Our Culture Code helps make this connection tangible. For example, “Being human is our superpower” is not just a slogan. It reflects our belief that humanity is a strength, not a weakness. At the same time, “Deliver exceptional results” reinforces our ambition and our commitment to high performance.
That balance is where the magic happens. We want to build a culture where people are proud to be part of the brand because they understand that their work matters. When employees recognize the role they play in shaping the customer experience, the brand is no longer something that is communicated, it becomes something that is lived every day.
Finally, what advice would you give someone in their mid-20s who wants to build a meaningful career? What do you wish you had known at that age?
I wish I had understood much earlier that careers do not have to be linear in order to be successful.
In my mid-20s, I thought very much in terms of plans: get the right degree, find the right job, follow the right path. When something did not work out, it felt like failure.
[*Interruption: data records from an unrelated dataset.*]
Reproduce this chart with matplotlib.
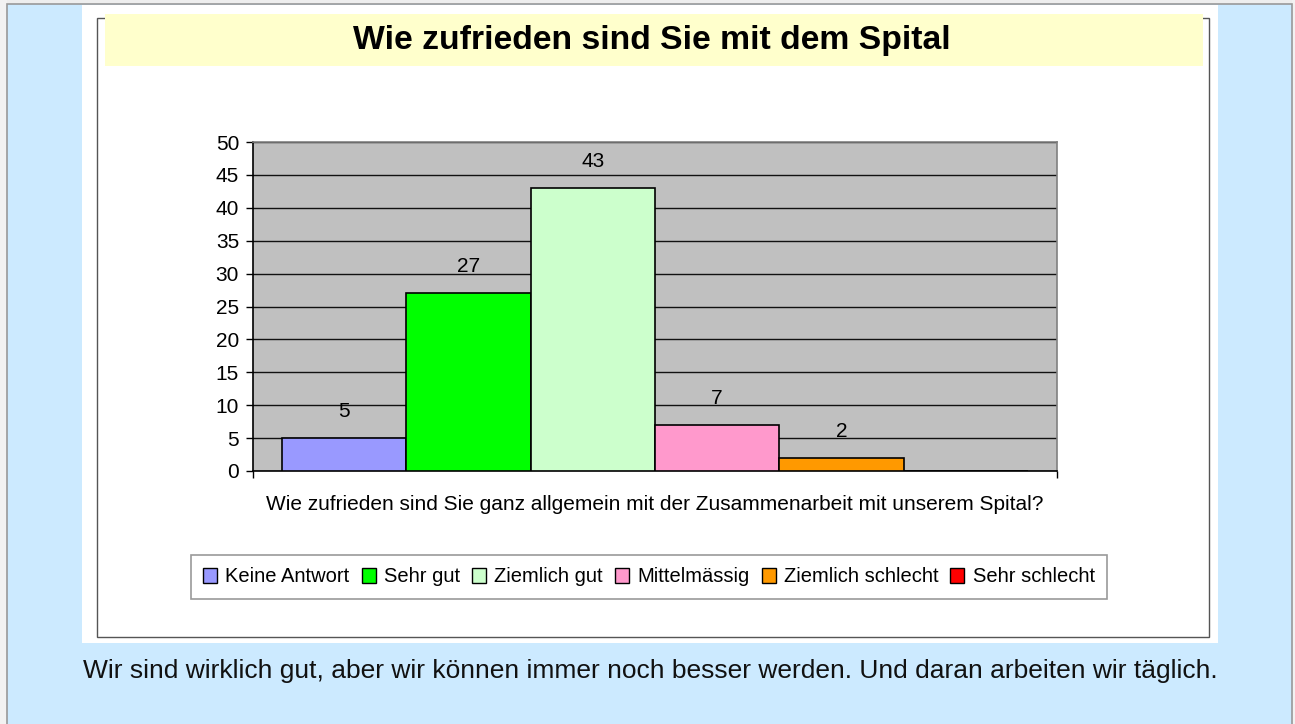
import matplotlib
matplotlib.use("Agg")
import matplotlib.pyplot as plt
from matplotlib.patches import Rectangle

plt.rcParams['font.family'] = ['Liberation Sans', 'DejaVu Sans']

# data
categories = ["Keine Antwort", "Sehr gut", "Ziemlich gut", "Mittelmässig",
              "Ziemlich schlecht", "Sehr schlecht"]
values = [5, 27, 43, 7, 2, 0]
colors = ["#9999ff", "#00ff00", "#ccffcc", "#ff99cc", "#ff9900", "#ff0000"]
y_ticks = [0, 5, 10, 15, 20, 25, 30, 35, 40, 45, 50]

title = "Wie zufrieden sind Sie mit dem Spital"
question = "Wie zufrieden sind Sie ganz allgemein mit der Zusammenarbeit mit unserem Spital?"
footer = "Wir sind wirklich gut, aber wir können immer noch besser werden. Und daran arbeiten wir täglich."

W, H = 1295, 724
fig = plt.figure(figsize=(W / 100, H / 100), dpi=100, facecolor="#cceaff")


def box(x0, y0, x1, y1, **kw):
    # rectangle given in pixel coords (top-left origin), kept behind the axes
    r = Rectangle((x0 / W, 1 - y1 / H), (x1 - x0) / W, (y1 - y0) / H,
                  transform=fig.transFigure, zorder=-5, **kw)
    fig.patches.append(r)


# page frame
box(0, 0, W, 4, facecolor="#eeeeee", edgecolor="none")
box(0, 0, 7, H, facecolor="#f2f2f2", edgecolor="none")
box(1292, 0, W, H, facecolor="#f2f2f2", edgecolor="none")
box(7, 4, 1292, H + 2, facecolor="none", edgecolor="#999999", lw=1.2)

# white panel, chart border and yellow title band
box(82, 5, 1218, 643, facecolor="white", edgecolor="none")
box(97, 18, 1209, 637, facecolor="none", edgecolor="#555555", lw=1)
box(105, 14, 1203, 66, facecolor="#ffffcc", edgecolor="none")

fig.text(652 / W, 1 - 41 / H, title, ha="center", va="center",
         fontsize=24.3, fontweight="bold")
fig.text(650 / W, 1 - 671 / H, footer, ha="center", va="center",
         fontsize=19, color="#111111")

ax = fig.add_axes([253 / W, 1 - 471 / H, (1057 - 253) / W, (471 - 142) / H])
ax.set_zorder(5)
ax.set_facecolor("#c0c0c0")

x = list(range(len(categories)))
bars = ax.bar(x, values, width=1.0, color=colors, edgecolor="black",
              linewidth=1.2, zorder=3)

for xi, v in zip(x, values):
    if v > 0:
        ax.annotate(str(v), (xi, v), xytext=(0, 19), textcoords="offset points",
                    ha="center", va="center", fontsize=15)

ax.set_ylim(0, 50)
ax.set_yticks(y_ticks)
ax.tick_params(axis="y", labelsize=15, length=5, width=1, pad=5)
ax.yaxis.grid(True, color="#111111", linewidth=1.0, zorder=1)
ax.set_axisbelow(True)

xmin, xmax = -0.733, 5.733
ax.set_xlim(xmin, xmax)
ax.set_xticks([xmin, xmax])
ax.set_xticklabels(["", ""])
ax.tick_params(axis="x", length=5, width=1)

ax.spines["left"].set_color("black")
ax.spines["bottom"].set_color("black")
ax.spines["top"].set_color("#808080")
ax.spines["right"].set_color("#808080")
for s in ax.spines.values():
    s.set_linewidth(1.2)

ax.set_xlabel(question, fontsize=15, labelpad=9)

leg = fig.legend(bars, categories, loc="center", bbox_to_anchor=(649 / W, 1 - 577 / H),
                 ncol=6, fontsize=14.5, frameon=True, fancybox=False,
                 handlelength=0.7, handleheight=0.7, handletextpad=0.4,
                 columnspacing=0.6, borderpad=0.6, borderaxespad=0)
leg.set_zorder(6)
leg.get_frame().set_edgecolor("#808080")
leg.get_frame().set_linewidth(1.2)
for h in leg.legend_handles:
    h.set_linewidth(1.0)

fig.savefig("out.png", dpi=100, facecolor=fig.get_facecolor())
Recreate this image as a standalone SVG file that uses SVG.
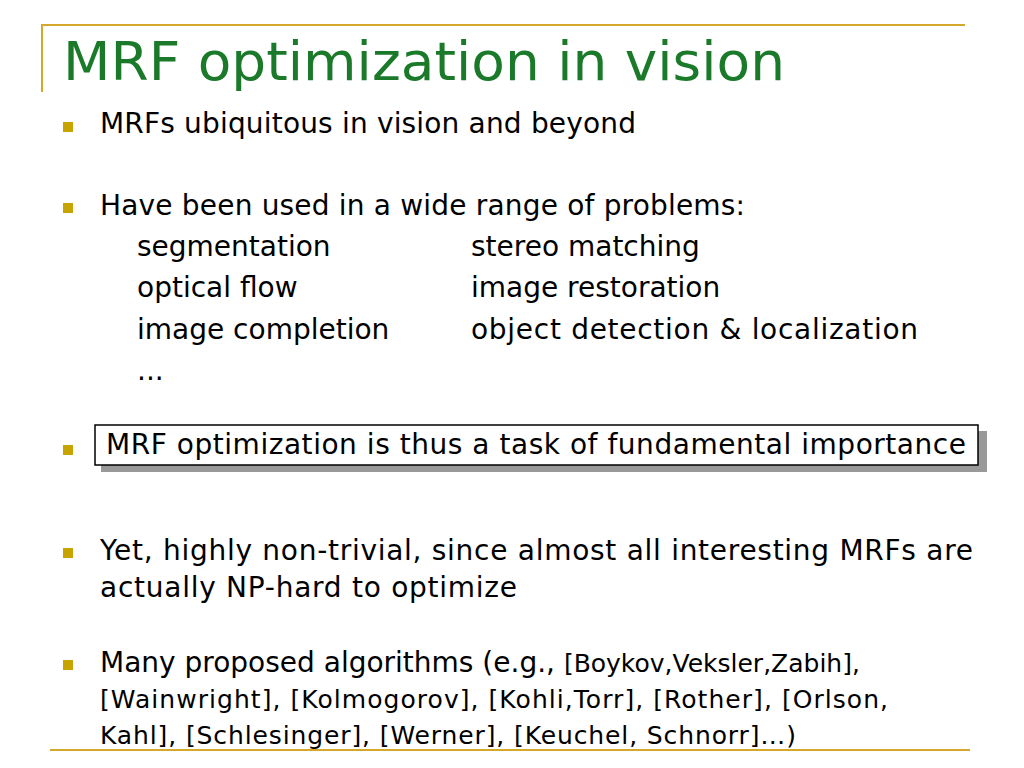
<svg xmlns="http://www.w3.org/2000/svg" width="1024" height="768" viewBox="0 0 1024 768">
<style>
.t{font-family:"DejaVu Sans","Liberation Sans",sans-serif;font-size:28px;fill:#000}
.s{font-size:25px}
.b{fill:#c8a400}
.g{stroke:#d4a82a;stroke-width:2;fill:none}
</style>
<rect width="1024" height="768" fill="#fff"/>
<path class="g" d="M42,92 V25 H965 M50,750 H970"/>
<text x="63" y="80" font-family="DejaVu Sans,sans-serif" font-size="54" fill="#1a7a2a" textLength="722" lengthAdjust="spacingAndGlyphs">MRF optimization in vision</text>
<g id="bullets">
<rect class="b" x="63" y="122" width="10" height="10"/>
<rect class="b" x="63" y="203" width="10" height="10"/>
<rect class="b" x="63" y="445" width="10" height="10"/>
<rect class="b" x="63" y="548" width="10" height="10"/>
<rect class="b" x="63" y="660" width="10" height="10"/>
</g>
<text class="t" x="100" y="133" textLength="536">MRFs ubiquitous in vision and beyond</text>
<text class="t" x="100" y="215" textLength="645">Have been used in a wide range of problems:</text>
<text class="t" x="137" y="256">segmentation</text>
<text class="t" x="471" y="256">stereo matching</text>
<text class="t" x="137" y="297">optical flow</text>
<text class="t" x="471" y="297">image restoration</text>
<text class="t" x="137" y="339">image completion</text>
<text class="t" x="471" y="339" textLength="447">object detection &amp; localization</text>
<text class="t" x="137" y="380">...</text>
<g id="box">
<rect x="101" y="431" width="886" height="41" fill="#999"/>
<rect x="95" y="425" width="883" height="40" fill="#fff" stroke="#000" stroke-width="1.5"/>
<text class="t" x="106" y="454" textLength="860">MRF optimization is thus a task of fundamental importance</text>
</g>
<text class="t" x="100" y="560" textLength="873">Yet, highly non-trivial, since almost all interesting MRFs are</text>
<text class="t" x="100" y="597" textLength="417">actually NP-hard to optimize</text>
<text class="t" x="100" y="672">Many proposed algorithms (e.g., <tspan class="s">[Boykov,Veksler,Zabih],</tspan></text>
<text class="t s" x="100" y="708" textLength="788">[Wainwright], [Kolmogorov], [Kohli,Torr], [Rother], [Orlson,</text>
<text class="t s" x="100" y="744" textLength="696">Kahl], [Schlesinger], [Werner], [Keuchel, Schnorr]…)</text>
</svg>
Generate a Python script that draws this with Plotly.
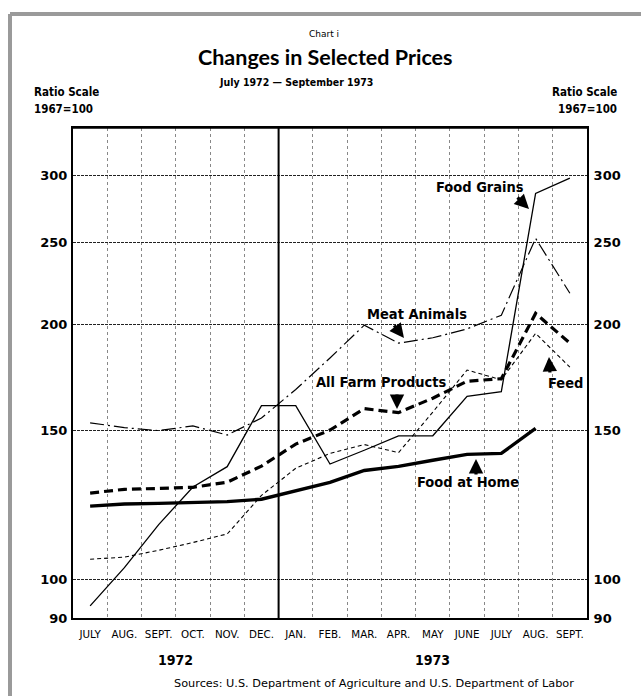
import math
import plotly.graph_objects as go

# ---------------- data ----------------
months = ["JULY", "AUG.", "SEPT.", "OCT.", "NOV.", "DEC.", "JAN.", "FEB.",
          "MAR.", "APR.", "MAY", "JUNE", "JULY", "AUG.", "SEPT."]
food_grains = [93.0, 103.2, 116.0, 128.5, 135.8, 160.3, 160.3, 136.8,
               142.0, 147.7, 147.7, 164.4, 166.5, 285.5, 297.5]
meat_animals = [153.0, 151.0, 149.8, 151.7, 148.0, 155.0, 167.5, 182.5,
                199.5, 190.0, 192.8, 197.5, 205.0, 252.6, 217.6]
all_farm = [126.4, 127.7, 128.0, 128.4, 130.2, 136.0, 144.4, 150.0,
            159.0, 157.3, 163.6, 171.3, 172.5, 206.0, 190.0]
feed = [105.6, 106.2, 108.2, 110.5, 113.1, 125.6, 135.2, 140.8,
        144.2, 141.1, 157.5, 176.6, 172.0, 195.1, 178.0]
food_home = [122.0, 122.7, 122.9, 123.1, 123.5, 124.3, 127.3, 130.1,
             134.4, 135.9, 138.2, 140.4, 140.8, 150.7]
y_ticks = [90, 100, 150, 200, 250, 300]
years = ["1972", "1973"]

# ---------------- layout geometry ----------------
W, H = 641, 696
ML, MR, MT, MB = 73, 54, 128, 78
PW, PH = W - ML - MR, H - MT - MB
YMIN, YMAX = 90, 341


def px(x):
    return (x - ML) / PW


def py(y):
    return (H - MB - y) / PH


xs = [i + 0.5 for i in range(len(months))]
COND = "DejaVu Sans Condensed, DejaVu Sans, sans-serif"
SANS = "DejaVu Sans, sans-serif"

fig = go.Figure()


def add(vals, width, dash, name):
    fig.add_trace(go.Scatter(
        x=xs[:len(vals)], y=vals, mode="lines", name=name,
        line=dict(color="black", width=width, dash=dash),
        showlegend=False, hoverinfo="skip"))


add(feed, 1.1, "4px,3px", "Feed")
add(food_grains, 1.3, "solid", "Food Grains")
add(meat_animals, 1.2, "14px,4px,2px,4px", "Meat Animals")
add(all_farm, 3.2, "9px,5px", "All Farm Products")
add(food_home, 3.4, "solid", "Food at Home")

# invisible trace for the right-hand axis
fig.add_trace(go.Scatter(x=xs[:len(food_home)], y=food_home, yaxis="y2",
                         mode="lines", line=dict(width=0), opacity=0,
                         showlegend=False, hoverinfo="skip"))

yrange = [math.log10(YMIN), math.log10(YMAX)]
yaxis_common = dict(
    type="log", range=yrange, tickvals=y_ticks,
    ticktext=[str(v) for v in y_ticks],
    tickfont=dict(family=SANS, size=13, color="black", weight="bold"),
    ticks="", showline=True, linecolor="black", linewidth=2,
    zeroline=False, fixedrange=True)

fig.update_layout(
    width=W, height=H,
    margin=dict(l=ML, r=MR, t=MT, b=MB),
    paper_bgcolor="white", plot_bgcolor="white",
    xaxis=dict(range=[0, len(months)], tickvals=xs, ticktext=months,
               tickfont=dict(family=SANS, size=10.3, color="black"),
               ticks="", showgrid=False, zeroline=False,
               showline=True, linecolor="black", linewidth=2, mirror=True,
               ticklabelstandoff=6, fixedrange=True,
               minor=dict(tick0=0, dtick=1, showgrid=True, gridcolor="#888888",
                          griddash="dot", gridwidth=1)),
    yaxis=dict(**yaxis_common, side="left", showgrid=True,
               gridcolor="#222222", griddash="3px,1px", gridwidth=1,
               ticklabelstandoff=1),
    yaxis2=dict(**yaxis_common, side="right", overlaying="y",
                showgrid=False, ticklabelstandoff=2),
)

# Dec / Jan separator and top frame
fig.add_shape(type="line", xref="x", yref="paper", x0=6, x1=6, y0=0, y1=1,
              line=dict(color="black", width=2))
fig.add_shape(type="line", xref="paper", yref="paper", x0=0, x1=1, y0=1, y1=1,
              line=dict(color="black", width=1.5))
# page border (gray band at left and top)
fig.add_shape(type="line", xref="paper", yref="paper", x0=px(10), x1=px(10),
              y0=py(H + 5), y1=py(14), line=dict(color="#9a9a9a", width=4))
fig.add_shape(type="line", xref="paper", yref="paper", x0=px(10), x1=px(W + 5),
              y0=py(14), y1=py(14), line=dict(color="#9a9a9a", width=4))


def text(s, x, y, size, family=COND, bold=True, xanchor="center"):
    fig.add_annotation(text=s, x=px(x), y=py(y), xref="paper", yref="paper",
                       showarrow=False, xanchor=xanchor, yanchor="middle",
                       font=dict(family=family, size=size, color="black",
                                 weight="bold" if bold else "normal"))


def arrow(hx, hy, tx, ty):
    fig.add_annotation(text="", x=px(hx), y=py(hy), xref="paper", yref="paper",
                       ax=tx - hx, ay=ty - hy, showarrow=True, arrowhead=2,
                       arrowsize=0.9, arrowwidth=3.2, arrowcolor="black")


# titles
text("Chart i", 324, 34, 9, family=SANS, bold=False)
text("Changes in Selected Prices", 325, 57, 21.5, family="Lato, sans-serif")
text("July 1972 — September 1973", 296, 82, 10.5)
text("Ratio Scale", 32, 92, 11.5, xanchor="left")
text("1967=100", 32, 109, 11.5, xanchor="left")
text("Ratio Scale", 619, 92, 11.5, xanchor="right")
text("1967=100", 619, 109, 11.5, xanchor="right")

# series labels and arrows
LS = 14.5
text("Food Grains", 480, 187, LS)
arrow(529, 209, 516, 196)
text("Meat Animals", 417, 314, LS)
arrow(404, 338, 393, 324)
text("All Farm Products", 381, 382, LS)
arrow(397, 409, 397, 393)
text("Feed", 565, 383, LS)
arrow(549, 357, 550, 374)
text("Food at Home", 468, 482, LS)
arrow(476, 459, 476, 476)

# year labels and source
text(years[0], 175, 660, 14)
text(years[1], 432, 660, 14)
text("Sources: U.S. Department of Agriculture and U.S. Department of Labor",
     374, 683, 11.3, family=SANS, bold=False)

fig.write_html("out.html", config={"displayModeBar": False},
               post_script="document.body.style.margin='0px';")
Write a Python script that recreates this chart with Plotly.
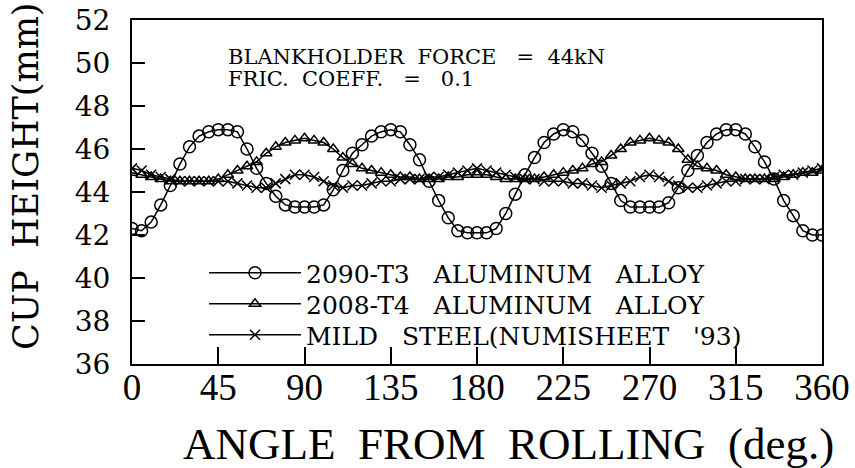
import plotly.graph_objects as go

angle = list(range(0, 361, 5))

al2090 = [42.3, 42.2, 42.6, 43.4, 44.3, 45.3, 46.1, 46.6, 46.8, 46.9,
          46.9, 46.8, 46.0, 45.1, 44.4, 43.8, 43.4, 43.3, 43.3, 43.3,
          43.4, 44.1, 45.0, 45.8, 46.2, 46.6, 46.8, 46.9, 46.8, 46.2,
          45.5, 44.5, 43.6, 42.8, 42.2, 42.1, 42.1, 42.1, 42.3, 43.0,
          43.9, 44.8, 45.6, 46.3, 46.7, 46.9, 46.8, 46.4, 45.8, 45.2,
          44.4, 43.6, 43.3, 43.3, 43.3, 43.3, 43.5, 44.2, 45.0, 45.7,
          46.3, 46.7, 46.9, 46.9, 46.7, 46.1, 45.4, 44.6, 43.6, 42.9,
          42.2, 42.0, 42.0]

al2008 = [44.9, 44.8, 44.7, 44.6, 44.5, 44.5, 44.5, 44.5, 44.5, 44.6,
          44.8, 45.0, 45.2, 45.4, 45.8, 46.1, 46.3, 46.4, 46.5, 46.4,
          46.3, 46.0, 45.6, 45.3, 45.1, 45.0, 44.9, 44.8, 44.7, 44.7,
          44.6, 44.6, 44.6, 44.7, 44.7, 44.8, 44.8, 44.8, 44.7, 44.6,
          44.6, 44.6, 44.6, 44.7, 44.8, 44.9, 45.0, 45.1, 45.3, 45.4,
          45.7, 46.0, 46.3, 46.4, 46.5, 46.4, 46.3, 46.0, 45.5, 45.2,
          45.1, 45.0, 44.8, 44.7, 44.6, 44.6, 44.6, 44.6, 44.7, 44.8,
          44.9, 44.9, 45.0]

steel = [45.1, 45.0, 44.8, 44.7, 44.6, 44.5, 44.5, 44.5, 44.5, 44.5,
         44.5, 44.4, 44.3, 44.2, 44.2, 44.4, 44.6, 44.8, 44.8, 44.7,
         44.5, 44.3, 44.2, 44.3, 44.3, 44.4, 44.5, 44.5, 44.6, 44.6,
         44.6, 44.7, 44.7, 44.8, 44.9, 45.0, 45.1, 45.0, 44.9, 44.8,
         44.7, 44.6, 44.6, 44.5, 44.5, 44.5, 44.4, 44.4, 44.3, 44.2,
         44.3, 44.4, 44.5, 44.7, 44.8, 44.7, 44.5, 44.3, 44.2, 44.2,
         44.3, 44.4, 44.5, 44.5, 44.6, 44.6, 44.6, 44.7, 44.8, 44.8,
         44.9, 45.0, 45.1]

names = ["2090-T3   ALUMINUM   ALLOY", "2008-T4   ALUMINUM   ALLOY", "MILD   STEEL(NUMISHEET   '93)"]
x_ticks = [0, 45, 90, 135, 180, 225, 270, 315, 360]
y_ticks = [36, 38, 40, 42, 44, 46, 48, 50, 52]

L, R, T, B = 132, 33, 20, 104
W, H = 855, 468
pw = W - L - R
ph = H - T - B

def px(x):
    return (x - L) / pw

def py(y):
    return (H - B - y) / ph

fig = go.Figure()
series = [
    (al2090, names[0], "circle-open", 12, "legend", 273),
    (al2008, names[1], "triangle-up-open", 10, "legend2", 304),
    (steel, names[2], "x-thin-open", 10, "legend3", 335),
]
legend_cfg = {}
for ys, nm, sym, sz, lg, ly in series:
    fig.add_trace(go.Scatter(
        x=angle, y=ys, name=nm, mode="lines+markers", legend=lg,
        line=dict(color="black", width=1.5),
        marker=dict(symbol=sym, size=sz, color="black", line=dict(color="black", width=1.5)),
    ))
    legend_cfg[lg] = dict(x=px(204), y=py(ly), xanchor="left", yanchor="middle",
                          bgcolor="rgba(0,0,0,0)", borderwidth=0,
                          font=dict(family="DejaVu Serif", size=25, color="black"),
                          itemwidth=92)

fig.update_layout(
    width=W, height=H,
    margin=dict(l=L, r=R, t=T, b=B, autoexpand=False),
    plot_bgcolor="white", paper_bgcolor="white",
    showlegend=True,
    **legend_cfg,
    xaxis=dict(range=[0, 360], tickvals=x_ticks, ticktext=[str(v) for v in x_ticks],
               ticks="inside", ticklen=17, tickwidth=1.5, tickcolor="black",
               showline=True, linecolor="black", linewidth=2, mirror=True,
               showgrid=False, zeroline=False, automargin=False, ticklabelstandoff=-10,
               tickfont=dict(family="Liberation Serif", size=37, color="black")),
    yaxis=dict(range=[36, 52], tickvals=y_ticks, ticktext=[str(v) for v in y_ticks],
               ticks="inside", ticklen=13, tickwidth=1.5, tickcolor="black",
               showline=True, linecolor="black", linewidth=2, mirror=True,
               showgrid=False, zeroline=False, ticklabelstandoff=14, automargin=False,
               tickfont=dict(family="DejaVu Serif", size=28, color="black")),
    annotations=[
        dict(text="BLANKHOLDER  FORCE   =  44kN",
             xref="paper", yref="paper", x=px(226), y=py(57),
             xanchor="left", yanchor="middle", showarrow=False, align="left",
             font=dict(family="DejaVu Serif", size=21, color="black")),
        dict(text="FRIC.  COEFF.   =   0.1",
             xref="paper", yref="paper", x=px(226), y=py(79),
             xanchor="left", yanchor="middle", showarrow=False, align="left",
             font=dict(family="DejaVu Serif", size=21, color="black")),
        dict(text="ANGLE  FROM  ROLLING  (deg.)",
             xref="paper", yref="paper", x=px(508), y=py(444),
             xanchor="center", yanchor="middle", showarrow=False,
             font=dict(family="Liberation Serif", size=45, color="black")),
        dict(text="CUP  HEIGHT(mm)", textangle=-90,
             xref="paper", yref="paper", x=px(26), y=py(176),
             xanchor="center", yanchor="middle", showarrow=False,
             font=dict(family="DejaVu Serif", size=35, color="black")),
    ],
)

fig.write_html("out.html", config={"displayModeBar": False},
               post_script="document.body.style.margin='0';")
Today, I see it very differently. Many of the most important career milestones emerge from detours, from moments when you realize something is not the right fit, discover abilities you did not know you had, or find the courage to take a bigger step than you initially thought possible.
My advice would be to experiment before feeling pressured to define the perfect career. Seek environments where you can learn quickly. Work with people who challenge you and hold high standards. Take on responsibility before you feel 100% ready.
For women in particular, I would add this: Do not wait for someone else to give you permission to think bigger. Visibility, ambition, and confidence often do not come before the next step, they are built through taking the next step.
You do not need a perfect plan. You simply need the willingness to start, to learn, and to adjust your course as you grow.